• TO DO: Retype nothing but the lines from the start of the material up to and including the line with "scale.paddingLeft = 0;". Pictures don't belong in the copy.
====== PROVIDED RECORDS ======
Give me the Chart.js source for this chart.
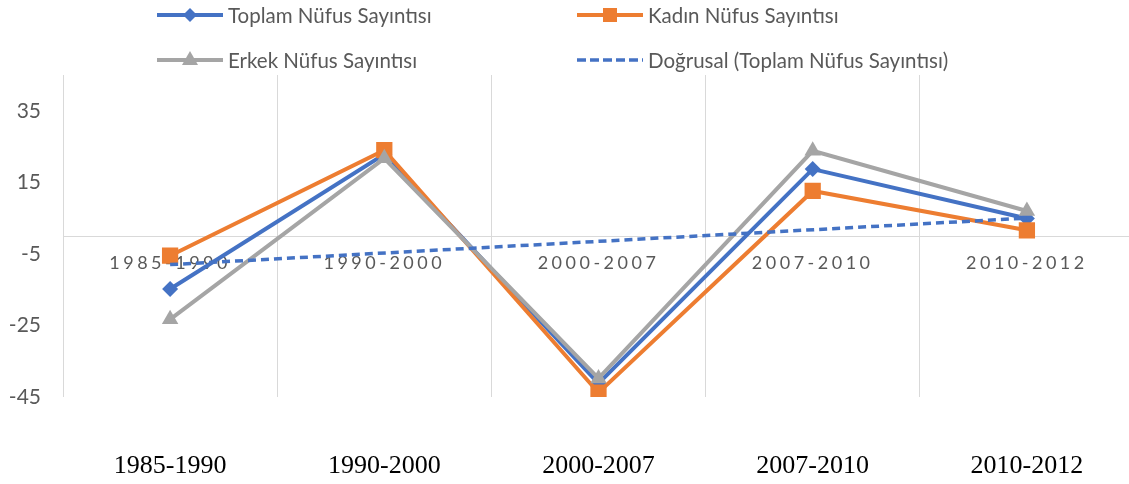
<!DOCTYPE html>
<html><head><meta charset="utf-8">
<script src="https://cdn.jsdelivr.net/npm/chart.js@4/dist/chart.umd.min.js"></script>
<style>
html,body{margin:0;padding:0;background:#fff;overflow:hidden;width:1129px;height:484px;}
#wrap{position:relative;width:1136px;height:484px;}
canvas{position:absolute;left:0;top:0;}
#legend{position:absolute;left:0;top:0;width:1129px;height:75px;font-family:Lato,sans-serif;font-size:20.5px;color:#595959;}
.item{position:absolute;display:flex;align-items:center;height:30px;white-space:nowrap;}
.item svg{margin-right:5px;flex:none;}
</style></head>
<body>
<div id="wrap"><canvas id="c" width="1136" height="484"></canvas><div id="legend"></div></div>
<script>
const categories = ['1985-1990', '1990-2000', '2000-2007', '2007-2010', '2010-2012'];
const seriesNames = ['Toplam Nüfus Sayıntısı', 'Kadın Nüfus Sayıntısı', 'Erkek Nüfus Sayıntısı', 'Doğrusal (Toplam Nüfus Sayıntısı)'];
const toplam = [-14.8, 22.8, -41.2, 18.7, 4.9];
const kadin = [-5.5, 24.0, -43.8, 12.6, 1.6];
const erkek = [-23.3, 21.7, -39.8, 23.8, 7.0];
const trendToplam = [-8.0, null, null, null, 5.0];
const yTicks = [-45, -25, -5, 15, 35];

const BLUE = '#4472C4', ORANGE = '#ED7D31', GRAY = '#A5A5A5', GRID = '#D9D9D9', TXT = '#595959';

const letterSpacingPlugin = {
  id: 'letterSpacingX',
  beforeDraw(chart) {
    const s = chart.scales.x;
    if (s && !s._lsWrapped) {
      const orig = s.drawLabels;
      s.drawLabels = function (area) {
        const ctx = this.ctx;
        ctx.save();
        ctx.letterSpacing = '3.5px';
        orig.call(this, area);
        ctx.restore();
        ctx.letterSpacing = '0px';
      };
      s._lsWrapped = true;
    }
  }
};

function noSidePadding(scale) { scale.paddingLeft = 0; scale.paddingRight = 0; }

new Chart(document.getElementById('c'), {
  type: 'line',
  data: {
    labels: categories,
    datasets: [
      { label: seriesNames[0], data: toplam, borderColor: BLUE, backgroundColor: BLUE, borderWidth: 4,
        pointStyle: 'rectRot', pointRadius: 8, pointBorderWidth: 0, order: 3, xAxisID: 'x' },
      { label: seriesNames[1], data: kadin, borderColor: ORANGE, backgroundColor: ORANGE, borderWidth: 4,
        pointStyle: 'rect', pointRadius: 11.5, pointBorderWidth: 0, order: 2, xAxisID: 'x' },
      { label: seriesNames[2], data: erkek, borderColor: GRAY, backgroundColor: GRAY, borderWidth: 4,
        pointStyle: 'triangle', pointRadius: 9.5, pointBorderWidth: 0, order: 1, xAxisID: 'x' },
      { label: seriesNames[3], data: trendToplam, borderColor: BLUE, backgroundColor: BLUE, borderWidth: 3.5,
        borderDash: [8, 5], pointRadius: 0, spanGaps: true, order: 0, xAxisID: 'x' }
    ]
  },
  options: {
    responsive: false,
    animation: false,
    events: [],
    layout: { autoPadding: false, padding: { top: 75, left: 0, right: 2, bottom: 0 } },
    plugins: { legend: { display: false }, tooltip: { enabled: false } },
    scales: {
      y: {
        min: -45, max: 45,
        afterBuildTicks(axis) { axis.ticks = yTicks.map(v => ({ value: v })); },
        afterFit(scale) { scale.width = 63; },
        grid: { display: false, drawTicks: false },
        border: { display: false },
        ticks: { color: TXT, font: { family: 'Lato', size: 21 }, padding: 22 }
      },
      x: {
        type: 'category',
        labels: categories,
        position: { y: 0 },
        offset: true,
        afterFit: noSidePadding,
        grid: { offset: true, color: GRID, lineWidth: 1, drawTicks: false },
        border: { color: GRID, width: 1 },
        ticks: { color: TXT, font: { family: 'Lato', size: 18 }, padding: 16, maxRotation: 0, autoSkip: false }
      },
      x2: {
        type: 'category',
        labels: categories,
        position: 'bottom',
        offset: true,
        afterFit(scale) { scale.height = 87; noSidePadding(scale); },
        grid: { display: false, drawTicks: false },
        border: { display: false },
        ticks: { color: '#000', font: { family: 'Liberation Serif', size: 26 }, padding: 54, maxRotation: 0, autoSkip: false }
      }
    }
  },
  plugins: [letterSpacingPlugin]
});

// HTML legend (Excel-style grid)
const legendSpec = [
  { name: seriesNames[0], color: BLUE, marker: 'diamond', left: 157, cy: 15 },
  { name: seriesNames[1], color: ORANGE, marker: 'square', left: 577, cy: 15 },
  { name: seriesNames[2], color: GRAY, marker: 'triangle', left: 157, cy: 60 },
  { name: seriesNames[3], color: BLUE, marker: 'dash', left: 577, cy: 60 }
];
const legend = document.getElementById('legend');
legendSpec.forEach(it => {
  let m = '';
  if (it.marker === 'diamond') m = `<line x1="0" y1="10" x2="66" y2="10" stroke="${it.color}" stroke-width="4"/><polygon points="26,10 33,3 40,10 33,17" fill="${it.color}"/>`;
  else if (it.marker === 'square') m = `<line x1="0" y1="10" x2="66" y2="10" stroke="${it.color}" stroke-width="4"/><rect x="26" y="3" width="14" height="14" fill="${it.color}"/>`;
  else if (it.marker === 'triangle') m = `<line x1="0" y1="10" x2="66" y2="10" stroke="${it.color}" stroke-width="4"/><polygon points="33,1 41,15 25,15" fill="${it.color}"/>`;
  else m = `<line x1="0" y1="10" x2="66" y2="10" stroke="${it.color}" stroke-width="3.5" stroke-dasharray="9,4"/>`;
  const d = document.createElement('div');
  d.className = 'item';
  d.style.left = it.left + 'px';
  d.style.top = (it.cy - 15) + 'px';
  d.innerHTML = `<svg width="66" height="20" viewBox="0 0 66 20">${m}</svg><span>${it.name}</span>`;
  legend.appendChild(d);
});
</script>
</body></html>
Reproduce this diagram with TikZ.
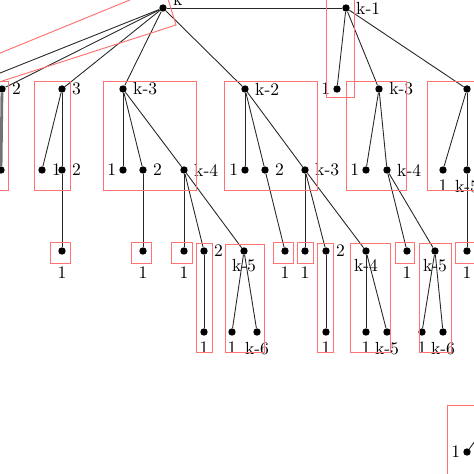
\documentclass[tikz,border=0pt]{standalone}
\usepackage{tikz}
\usetikzlibrary{positioning, calc}

\begin{document}
\begin{tikzpicture}[x=0.02cm, y=-0.02cm,
        vtx/.style={circle, fill, inner sep=0pt, minimum size=4.2pt},
        leaf/.style={vtx, label={[label distance=3pt]below:1}},
        lft/.style={label={[label distance=-2pt]left:#1}},
        grp/.style={draw=red!55, line width=0.55pt},
        every edge/.style={draw, black!85, line width=0.5pt}]
        \useasboundingbox (0,0) rectangle (474,474);
        \clip (0,0) rectangle (474,474);

        % top row
        \node[vtx, label={[yshift=5pt]right:k}] (k)  at (163,8) {};
        \node[vtx, label=right:k-1]             (k1) at (346,8) {};

        % row 1
        \node[vtx]                   (c1) at (-40,89) {};
        \node[vtx, label=right:2]    (c2) at (2,89)   {};
        \node[vtx, label=right:3]    (c3) at (62,89)  {};
        \node[vtx, label=right:k-3]  (a3) at (123,89) {};
        \node[vtx, label=right:k-2]  (a2) at (245,89) {};
        \node[vtx, lft=1]            (b1) at (337,89) {};
        \node[vtx, label=right:k-3]  (b3) at (379,89) {};
        \node[vtx]                   (b2) at (467,89) {};

        % row 2
        \node[vtx]                   (c2a) at (1,170)   {};
        \node[vtx, label=right:1]    (c3a) at (42,170)  {};
        \node[vtx, label=right:2]    (c3b) at (62,170)  {};
        \node[vtx, lft=1]            (a3a) at (123,170) {};
        \node[vtx, label=right:2]    (a3b) at (143,170) {};
        \node[vtx, label=right:k-4]  (a3c) at (184,170) {};
        \node[vtx, lft=1]            (a2a) at (245,170) {};
        \node[vtx, label=right:2]    (a2b) at (265,170) {};
        \node[vtx, label=right:k-3]  (a2c) at (305,170) {};
        \node[vtx, lft=1]            (b3a) at (366,170) {};
        \node[vtx, label=right:k-4]  (b3b) at (387,170) {};
        \node[vtx, label=below:1]    (b2a) at (443,170) {};
        \node[vtx, label=below:k-5]  (b2b) at (467,170) {};

        % row 3
        \node[leaf]                  (c3b1) at (62,251)  {};
        \node[leaf]                  (a3b1) at (143,251) {};
        \node[leaf]                  (a3c1) at (184,251) {};
        \node[vtx, label=right:2]    (a3c2) at (204,251) {};
        \node[vtx, label={[label distance=-1pt]below:k-5}] (a3c5) at (244,251) {};
        \node[leaf]                  (a2b1) at (285,251) {};
        \node[leaf]                  (a2c1) at (305,251) {};
        \node[vtx, label=right:2]    (a2c2) at (326,251) {};
        \node[vtx, label={[label distance=-1pt]below:k-4}] (a2c4) at (366,251) {};
        \node[leaf]                  (b3b1) at (407,251) {};
        \node[vtx, label={[label distance=-1pt]below:k-5}] (b3b5) at (435,251) {};
        \node[leaf]                  (b2b1) at (467,251) {};

        % row 4
        \node[vtx, label=below:1]    (a3c2a) at (204,332) {};
        \node[vtx, label=below:1]    (a3c5a) at (232,332) {};
        \node[vtx, label=below:k-6]  (a3c5b) at (257,332) {};
        \node[vtx, label=below:1]    (a2c2a) at (326,332) {};
        \node[vtx, label=below:1]    (a2c4a) at (366,332) {};
        \node[vtx, label=below:k-5]  (a2c4b) at (387,332) {};
        \node[vtx, label=below:1]    (b3b5a) at (422,332) {};
        \node[vtx, label=below:k-6]  (b3b5b) at (443,332) {};

        % bottom corner
        \node[vtx, lft=1] (z1) at (467,452) {};
        \coordinate (zt) at (497,411);

        \path
          (k) edge (c1)  (k) edge (c2)  (k) edge (c3)
          (k) edge (a3)  (k) edge (a2)  (k) edge (k1)

          (c3) edge (c3a)  (c3) edge (c3b)  (c3b) edge (c3b1)

          (a3) edge (a3a)  (a3) edge (a3b)  (a3) edge (a3c)
          (a3b) edge (a3b1)
          (a3c) edge (a3c1)  (a3c) edge (a3c2)  (a3c) edge (a3c5)
          (a3c2) edge (a3c2a)
          (a3c5) edge (a3c5a)  (a3c5) edge (a3c5b)

          (a2) edge (a2a)  (a2) edge (a2b)  (a2) edge (a2c)
          (a2b) edge (a2b1)
          (a2c) edge (a2c1)  (a2c) edge (a2c2)  (a2c) edge (a2c4)
          (a2c2) edge (a2c2a)
          (a2c4) edge (a2c4a)  (a2c4) edge (a2c4b)

          (k1) edge (b1)  (k1) edge (b3)  (k1) edge (b2)
          (b3) edge (b3a)  (b3) edge (b3b)
          (b3b) edge (b3b1)  (b3b) edge (b3b5)
          (b3b5) edge (b3b5a)  (b3b5) edge (b3b5b)

          (b2) edge (b2a)  (b2) edge (b2b)  (b2b) edge (b2b1)

          (z1) edge (zt);
        \draw[black!55, line width=1.6pt] (c2) -- (c2a);

        % groups
        \draw[grp] (-100,94) -- (164,-14) -- (176,25) -- (-100,114) -- cycle;
        \draw[grp] ($(k1)+(-20,-20)$) rectangle ($(k1)+(8,89)$);
        \draw[grp] ($(c2)+(-10,-8)$)  rectangle ($(c2a)+(7,20)$);
        \draw[grp] ($(c3)+(-28,-8)$)  rectangle ($(c3b)+(8,20)$);
        \draw[grp] ($(a3)+(-20,-8)$)  rectangle ($(a3c)+(12,20)$);
        \draw[grp] ($(a2)+(-21,-8)$)  rectangle ($(a2c)+(12,20)$);
        \draw[grp] ($(b3)+(-33,-8)$)  rectangle ($(b3b)+(19,20)$);
        \draw[grp] ($(b2)+(-40,-8)$)  rectangle ($(b2b)+(20,20)$);

        \draw[grp] ($(c3b1)+(-12,-9)$) rectangle ($(c3b1)+(8,12)$);
        \draw[grp] ($(a3b1)+(-12,-9)$) rectangle ($(a3b1)+(8,12)$);
        \draw[grp] ($(a3c1)+(-13,-9)$) rectangle ($(a3c1)+(8,12)$);
        \draw[grp] ($(a2b1)+(-12,-9)$) rectangle ($(a2b1)+(8,12)$);
        \draw[grp] ($(a2c1)+(-8,-9)$)  rectangle ($(a2c1)+(8,12)$);
        \draw[grp] ($(b3b1)+(-12,-9)$) rectangle ($(b3b1)+(7,12)$);
        \draw[grp] ($(b2b1)+(-12,-9)$) rectangle ($(b2b1)+(20,12)$);

        \draw[grp] ($(a3c2)+(-8,-8)$)  rectangle ($(a3c2a)+(8,20)$);
        \draw[grp] ($(a3c5)+(-19,-7)$) rectangle ($(a3c5b)+(7,20)$);
        \draw[grp] ($(a2c2)+(-9,-8)$)  rectangle ($(a2c2a)+(7,20)$);
        \draw[grp] ($(a2c4)+(-16,-8)$) rectangle ($(a2c4b)+(3,20)$);
        \draw[grp] ($(b3b5)+(-16,-8)$) rectangle ($(b3b5b)+(8,20)$);
        \draw[grp] ($(z1)+(-20,-47)$)  rectangle ($(z1)+(30,40)$);
\end{tikzpicture}
\end{document}
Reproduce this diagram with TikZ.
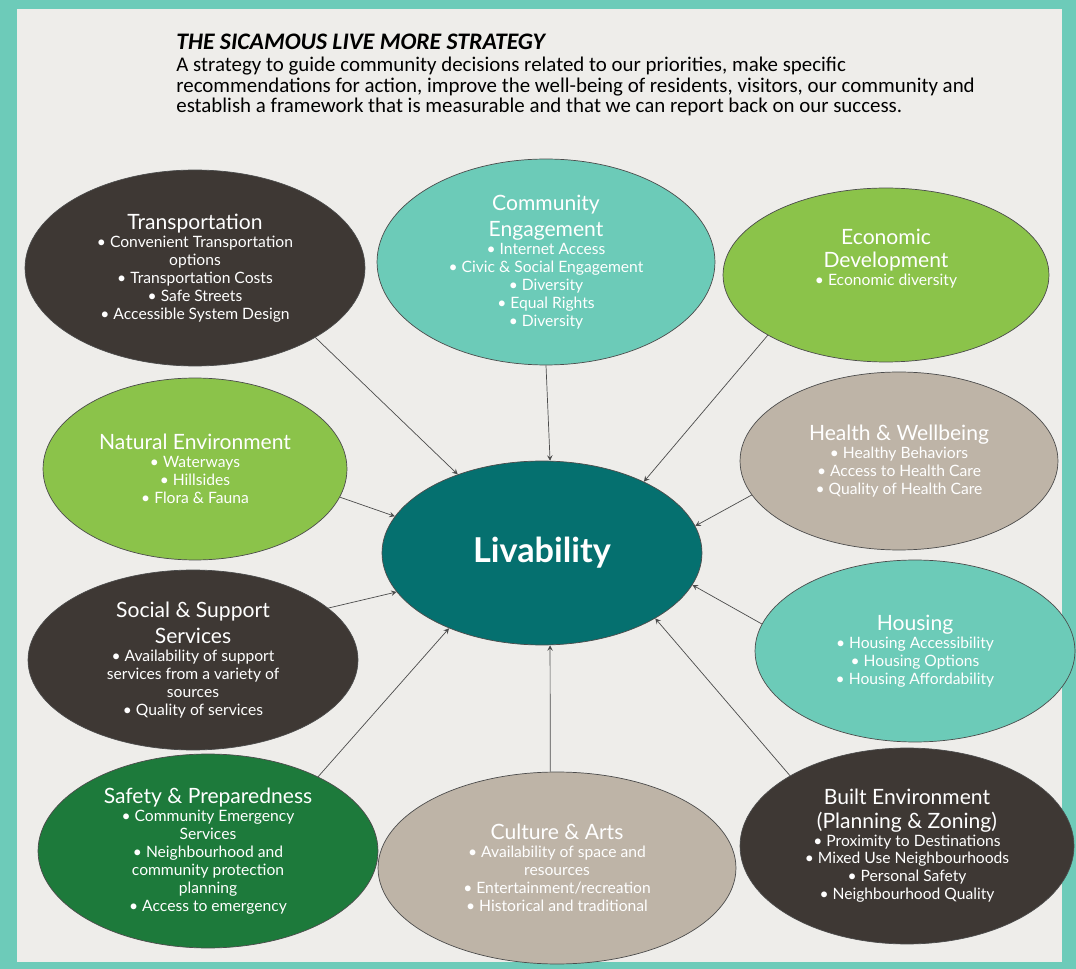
======
• SOLVED PROBLEM:
Give me the Chart.js source for this chart.
<!DOCTYPE html>
<html><head><meta charset="utf-8">
<script src="https://cdn.jsdelivr.net/npm/chart.js@4/dist/chart.umd.min.js"></script>
<style>
html,body{margin:0;padding:0;background:#fff;overflow:hidden;width:1129px;height:484px;}
#wrap{position:relative;width:1136px;height:484px;}
canvas{position:absolute;left:0;top:0;}
#legend{position:absolute;left:0;top:0;width:1129px;height:75px;font-family:Lato,sans-serif;font-size:20.5px;color:#595959;}
.item{position:absolute;display:flex;align-items:center;height:30px;white-space:nowrap;}
.item svg{margin-right:5px;flex:none;}
</style></head>
<body>
<div id="wrap"><canvas id="c" width="1136" height="484"></canvas><div id="legend"></div></div>
<script>
const categories = ['1985-1990', '1990-2000', '2000-2007', '2007-2010', '2010-2012'];
const seriesNames = ['Toplam Nüfus Sayıntısı', 'Kadın Nüfus Sayıntısı', 'Erkek Nüfus Sayıntısı', 'Doğrusal (Toplam Nüfus Sayıntısı)'];
const toplam = [-14.8, 22.8, -41.2, 18.7, 4.9];
const kadin = [-5.5, 24.0, -43.8, 12.6, 1.6];
const erkek = [-23.3, 21.7, -39.8, 23.8, 7.0];
const trendToplam = [-8.0, null, null, null, 5.0];
const yTicks = [-45, -25, -5, 15, 35];

const BLUE = '#4472C4', ORANGE = '#ED7D31', GRAY = '#A5A5A5', GRID = '#D9D9D9', TXT = '#595959';

const letterSpacingPlugin = {
  id: 'letterSpacingX',
  beforeDraw(chart) {
    const s = chart.scales.x;
    if (s && !s._lsWrapped) {
      const orig = s.drawLabels;
      s.drawLabels = function (area) {
        const ctx = this.ctx;
        ctx.save();
        ctx.letterSpacing = '3.5px';
        orig.call(this, area);
        ctx.restore();
        ctx.letterSpacing = '0px';
      };
      s._lsWrapped = true;
    }
  }
};

function noSidePadding(scale) { scale.paddingLeft = 0; scale.paddingRight = 0; }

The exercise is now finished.